Maize seeds begin to germinate at a temperature of 7-9 °C, but it is sowed when the soil warms up to 10-12 °C at a depth of 10 cm.

Long-term observations show that in the early period of sowing, when the soil is not sufficiently warmed at the depth of seeding-down, the emergence of seedlings is delayed for 15-35 days and they are thinned out. According to numerous studies, full seedlings of maize are observed at an average daily soil temperature at a depth of 10 cm: at 8.3-9.2 °C – on 26-38 day; at 12.8-16 °C – on 14-22 day; at 16-18 °C – on 12-13 day; at 18-22 °C – on 11 day and 23-26 °C – on 6-7 day from sowing.


According to the results of worldwide experiments, reasonably early maize sowing terms give the best results in yield.

Sowing in late terms leads to a significant reduction in yield, as the intensive growth and formation of the crop coincide with the hottest and driest period, which is unfavorable for maize.

It is established that the ground germination capacity is always lower than in laboratory conditions, since frequent fluctuations in soil temperature, fungal and bacterial infection in it negatively affect the germination; as a result, part of the seeds sown in the soil does not germinate. Therefore, to obtain the optimum density of planting it is necessary to make an allowance to the seeds sown for 5-10%.

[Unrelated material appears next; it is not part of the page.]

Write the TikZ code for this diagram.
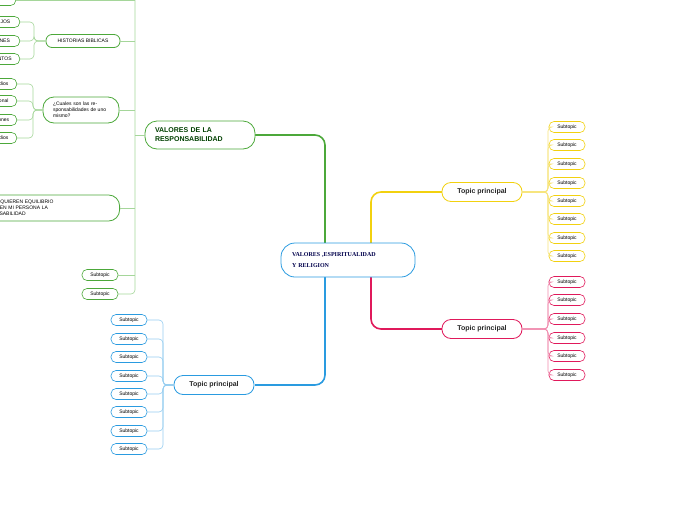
\documentclass[tikz,border=0pt]{standalone}
\usepackage{fontspec}
\setmainfont{Liberation Sans}
\newfontfamily\serifb{Liberation Serif}
\begin{document}
\begin{tikzpicture}[x=1pt,y=-1pt,
 box/.style={draw,rounded corners=6pt,line width=0.8pt,fill=white,inner sep=2pt,align=left},
 sub/.style={draw,rounded corners=5pt,line width=0.6pt,fill=white,minimum width=36pt,minimum height=11pt,inner sep=1pt,font=\fontsize{5}{5}\selectfont},
 topic/.style={draw,rounded corners=9pt,line width=0.8pt,fill=white,minimum width=80pt,minimum height=19pt,font=\fontsize{7}{7}\selectfont\bfseries,text=black!85},
 lnk/.style={line width=0.6pt,rounded corners=4pt},
 big/.style={line width=1.6pt,rounded corners=10pt}]
\useasboundingbox (0,0) rectangle (697,520);
\clip (0,0) rectangle (697,520);
\definecolor{gr}{HTML}{4CA83A}\definecolor{grl}{HTML}{A5D69A}
\definecolor{ye}{HTML}{F2D10F}\definecolor{yel}{HTML}{F7E47A}
\definecolor{pk}{HTML}{E0195B}\definecolor{pkl}{HTML}{F08BAE}
\definecolor{bl}{HTML}{2A9BE0}\definecolor{bll}{HTML}{96CDF0}
\draw[big,gr] (325,250) -- (325,135) -- (255,135);
\draw[big,ye] (371,250) -- (371,192) -- (442,192);
\draw[big,pk] (371,270) -- (371,329) -- (442,329);
\draw[big,bl] (325,270) -- (325,385) -- (255,385);
\node[draw=bl,line width=0.8pt,fill=white,rounded corners=14pt,minimum width=134pt,minimum height=34pt,text width=112pt,align=left,font=\serifb\fontsize{6}{11}\selectfont\bfseries,text=blue!30!black] (c) at (348,260) {VALORES ,ESPIRITUALIDAD\\Y RELIGION};
\node[topic,draw=gr,minimum width=110pt,minimum height=28pt,rounded corners=12pt,text width=90pt,align=left,text=green!25!black,font=\fontsize{7}{9}\selectfont\bfseries] (vr) at (200,135) {VALORES DE LA\\RESPONSABILIDAD};
\coordinate (gt) at (135,0);
\draw[lnk,grl] (vr.west) -- (135,135);
\node[box,draw=gr,minimum width=74pt,minimum height=13pt,font=\fontsize{5}{5}\selectfont] (hb) at (83,41) {HISTORIAS BIBLICAS};
\node[box,draw=gr,minimum width=76pt,minimum height=26pt,rounded corners=11pt,text width=56pt,font=\fontsize{5}{6}\selectfont] (cu) at (81,110) {\hyphenpenalty=10000\relax ¿Cuales son las responsabilidades de uno mismo?};
\node[box,draw=gr,minimum height=26pt,rounded corners=11pt,anchor=east,text width=160pt,font=\fontsize{5}{6}\selectfont] (bs) at (120,208) {BASICAS QUE REQUIEREN EQUILIBRIO\\ERSONA SEGUN EN MI PERSONA LA\\L DE LA RESPONSABILIDAD};
\node[sub,draw=gr] (gs1) at (100,275) {Subtopic};
\node[sub,draw=gr] (gs2) at (100,294) {Subtopic};
\foreach \n in {hb,cu,bs,gs1} \draw[lnk,grl] (\n.east) -- (\n.east -| gt);
\draw[lnk,grl] (135,-5) |- (gs2.east);
\node[sub,draw=gr,anchor=east,minimum width=40pt] (t0) at (16,0) {};
\draw[lnk,grl] (t0.east) -- (t0.east -| gt);
\coordinate (ht) at (34,0);
\foreach \yy/\t [count=\i] in {22/IJOS,41/NES,59/NTOS}{
 \node[sub,draw=gr,anchor=east,minimum width=40pt] (h\i) at (20,\yy) {\hspace*{10pt}\t};
 \draw[lnk,grl] (hb.west) -- (hb.west -| ht) |- (h\i.east);}
\coordinate (ct) at (33,0);
\foreach \yy/\t [count=\i] in {84/dios,101/onal,120/ones,138/dios}{
 \node[sub,draw=gr,anchor=east,minimum width=40pt] (q\i) at (17,\yy) {\hspace*{14pt}\t};
 \draw[lnk,grl] (cu.west) -- (cu.west -| ct) |- (q\i.east);}
\node[topic,draw=ye] (ty) at (482,192) {Topic principal};
\coordinate (yt) at (548,0);
\foreach \yy [count=\i] in {127,145,164,183,201,219,238,256}{
 \node[sub,draw=ye] (y\i) at (567,\yy) {Subtopic};
 \draw[lnk,yel] (ty.east) -- (ty.east -| yt) |- (y\i.west);}
\node[topic,draw=pk] (tp) at (482,329) {Topic principal};
\foreach \yy [count=\i] in {282,300,319,338,356,375}{
 \node[sub,draw=pk] (p\i) at (567,\yy) {Subtopic};
 \draw[lnk,pkl] (tp.east) -- (tp.east -| yt) |- (p\i.west);}
\node[topic,draw=bl] (tb) at (214,385) {Topic principal};
\coordinate (bt) at (163,0);
\foreach \yy [count=\i] in {320,339,357,376,394,412,431,449}{
 \node[sub,draw=bl] (b\i) at (129,\yy) {Subtopic};
 \draw[lnk,bll] (tb.west) -- (tb.west -| bt) |- (b\i.east);}
\end{tikzpicture}
\end{document}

One of the important methods of the most complete usage of the hybrid or varieties biological characteristics is the adequate definition of the optimal density. Based on long-term experiences on studying the influence of density of planting hybrids, different maturity groups, it was determined that the yield may be improved by 15-20% when growing maize at the optimum density. The density of planting per hectare depends on the varietal features of the hybrid, a maturity group, growing conditions (growing area, moisture, mineral nutrition).

It is believed that maize sowings for silage should be sown with greater density than that for grain. However, in the case of overcrowding of crops, many plants remain sterile, i.e. they do not give ears. In this case, it is possible to increase the total harvesting of silage per unit of area, but in this case, the silage will be defective due to the lack of ears and will not have feeding value in animal breeding.

The estimation of the seeds requirement is carried out based on the weight of 1000 seeds and the recommended sowing density (see the table for estimation of seed application rate).

The estimation of seed application rate using the table is as follows. For example, it is required to harvest 60 thousand plants per hectare. First column contains figure 60, opposite this figure in the second column is figure 66,7, i.e. thousands of seeds to be sown (provided that the germination of seeds corresponds to GOST). It is assumed that the weight of 1000 seeds of hybrid will be 250 g, then the seed application rate will be 16.7 kg of seeds per hectare: the intersection of line with number 60 of the first column, wherein the mass of 1000 seeds – 250 gr.

Currently, the relevance of estimation the seed application rate in kilograms is lost, as it should be determined by the number of seeds per hectare. That is why seeds are sold in sowing units indicating the number of seeds in one package.